— Task goal —
Repeat the material below word for word and leave out all pictures.

— Information provided —
-----
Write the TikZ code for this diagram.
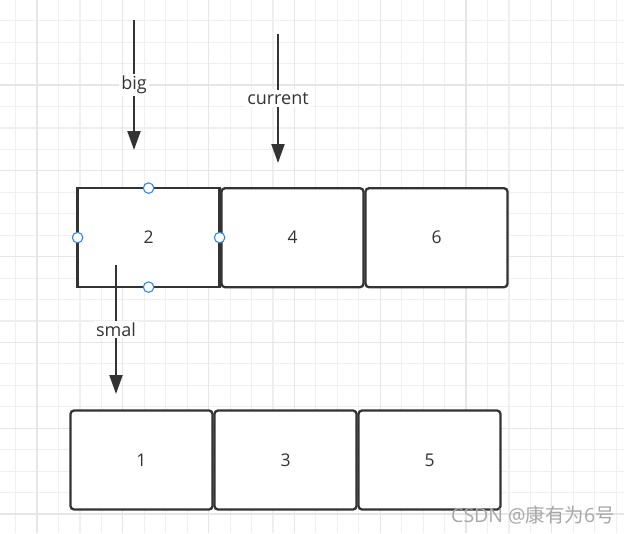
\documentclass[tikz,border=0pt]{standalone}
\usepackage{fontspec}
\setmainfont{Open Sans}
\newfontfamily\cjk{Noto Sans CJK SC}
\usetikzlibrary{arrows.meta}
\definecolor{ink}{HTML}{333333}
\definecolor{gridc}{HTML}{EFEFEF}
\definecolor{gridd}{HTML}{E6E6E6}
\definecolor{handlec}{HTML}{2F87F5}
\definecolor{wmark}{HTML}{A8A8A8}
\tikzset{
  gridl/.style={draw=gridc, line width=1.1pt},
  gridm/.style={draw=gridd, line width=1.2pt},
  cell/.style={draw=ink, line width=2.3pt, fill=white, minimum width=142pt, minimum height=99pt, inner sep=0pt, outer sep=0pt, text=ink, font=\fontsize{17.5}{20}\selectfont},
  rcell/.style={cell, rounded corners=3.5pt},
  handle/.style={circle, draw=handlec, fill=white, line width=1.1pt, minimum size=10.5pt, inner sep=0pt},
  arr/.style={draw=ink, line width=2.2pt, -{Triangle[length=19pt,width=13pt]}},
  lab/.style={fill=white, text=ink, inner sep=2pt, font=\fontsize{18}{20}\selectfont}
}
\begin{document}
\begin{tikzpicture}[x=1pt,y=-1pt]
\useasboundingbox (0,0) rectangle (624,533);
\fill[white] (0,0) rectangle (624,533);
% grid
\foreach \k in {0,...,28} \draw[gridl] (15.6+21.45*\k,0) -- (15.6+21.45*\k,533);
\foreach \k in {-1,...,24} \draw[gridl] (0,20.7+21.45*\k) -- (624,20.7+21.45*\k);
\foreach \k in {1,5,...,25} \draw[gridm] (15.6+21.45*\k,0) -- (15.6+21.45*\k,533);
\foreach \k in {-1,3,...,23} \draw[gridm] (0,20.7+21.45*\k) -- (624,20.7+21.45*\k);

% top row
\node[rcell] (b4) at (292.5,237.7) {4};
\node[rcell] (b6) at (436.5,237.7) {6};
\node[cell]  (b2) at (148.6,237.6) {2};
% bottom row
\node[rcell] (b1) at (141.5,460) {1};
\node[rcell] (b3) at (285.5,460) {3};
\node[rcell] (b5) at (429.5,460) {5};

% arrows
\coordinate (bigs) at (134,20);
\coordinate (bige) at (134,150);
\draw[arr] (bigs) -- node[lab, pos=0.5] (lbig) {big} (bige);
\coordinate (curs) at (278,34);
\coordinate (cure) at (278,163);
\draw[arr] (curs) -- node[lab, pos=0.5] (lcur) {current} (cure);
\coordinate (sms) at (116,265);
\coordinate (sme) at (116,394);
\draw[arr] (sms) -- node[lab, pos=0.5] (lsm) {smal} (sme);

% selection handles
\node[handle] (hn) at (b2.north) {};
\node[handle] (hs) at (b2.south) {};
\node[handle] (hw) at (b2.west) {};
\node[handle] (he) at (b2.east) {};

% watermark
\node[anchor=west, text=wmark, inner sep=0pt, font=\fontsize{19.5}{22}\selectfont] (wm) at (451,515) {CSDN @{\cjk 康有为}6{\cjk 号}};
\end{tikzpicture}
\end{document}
-----
— Complete output —
Write the TikZ code for this diagram.
\documentclass[tikz,border=0pt]{standalone}
\usepackage{fontspec}
\setmainfont{Open Sans}
\newfontfamily\cjk{Noto Sans CJK SC}
\usetikzlibrary{arrows.meta}
\definecolor{ink}{HTML}{333333}
\definecolor{gridc}{HTML}{EFEFEF}
\definecolor{gridd}{HTML}{E6E6E6}
\definecolor{handlec}{HTML}{2F87F5}
\definecolor{wmark}{HTML}{A8A8A8}
\tikzset{
  gridl/.style={draw=gridc, line width=1.1pt},
  gridm/.style={draw=gridd, line width=1.2pt},
  cell/.style={draw=ink, line width=2.3pt, fill=white, minimum width=142pt, minimum height=99pt, inner sep=0pt, outer sep=0pt, text=ink, font=\fontsize{17.5}{20}\selectfont},
  rcell/.style={cell, rounded corners=3.5pt},
  handle/.style={circle, draw=handlec, fill=white, line width=1.1pt, minimum size=10.5pt, inner sep=0pt},
  arr/.style={draw=ink, line width=2.2pt, -{Triangle[length=19pt,width=13pt]}},
  lab/.style={fill=white, text=ink, inner sep=2pt, font=\fontsize{18}{20}\selectfont}
}
\begin{document}
\begin{tikzpicture}[x=1pt,y=-1pt]
\useasboundingbox (0,0) rectangle (624,533);
\fill[white] (0,0) rectangle (624,533);
% grid
\foreach \k in {0,...,28} \draw[gridl] (15.6+21.45*\k,0) -- (15.6+21.45*\k,533);
\foreach \k in {-1,...,24} \draw[gridl] (0,20.7+21.45*\k) -- (624,20.7+21.45*\k);
\foreach \k in {1,5,...,25} \draw[gridm] (15.6+21.45*\k,0) -- (15.6+21.45*\k,533);
\foreach \k in {-1,3,...,23} \draw[gridm] (0,20.7+21.45*\k) -- (624,20.7+21.45*\k);

% top row
\node[rcell] (b4) at (292.5,237.7) {4};
\node[rcell] (b6) at (436.5,237.7) {6};
\node[cell]  (b2) at (148.6,237.6) {2};
% bottom row
\node[rcell] (b1) at (141.5,460) {1};
\node[rcell] (b3) at (285.5,460) {3};
\node[rcell] (b5) at (429.5,460) {5};

% arrows
\coordinate (bigs) at (134,20);
\coordinate (bige) at (134,150);
\draw[arr] (bigs) -- node[lab, pos=0.5] (lbig) {big} (bige);
\coordinate (curs) at (278,34);
\coordinate (cure) at (278,163);
\draw[arr] (curs) -- node[lab, pos=0.5] (lcur) {current} (cure);
\coordinate (sms) at (116,265);
\coordinate (sme) at (116,394);
\draw[arr] (sms) -- node[lab, pos=0.5] (lsm) {smal} (sme);

% selection handles
\node[handle] (hn) at (b2.north) {};
\node[handle] (hs) at (b2.south) {};
\node[handle] (hw) at (b2.west) {};
\node[handle] (he) at (b2.east) {};

% watermark
\node[anchor=west, text=wmark, inner sep=0pt, font=\fontsize{19.5}{22}\selectfont] (wm) at (451,515) {CSDN @{\cjk 康有为}6{\cjk 号}};
\end{tikzpicture}
\end{document}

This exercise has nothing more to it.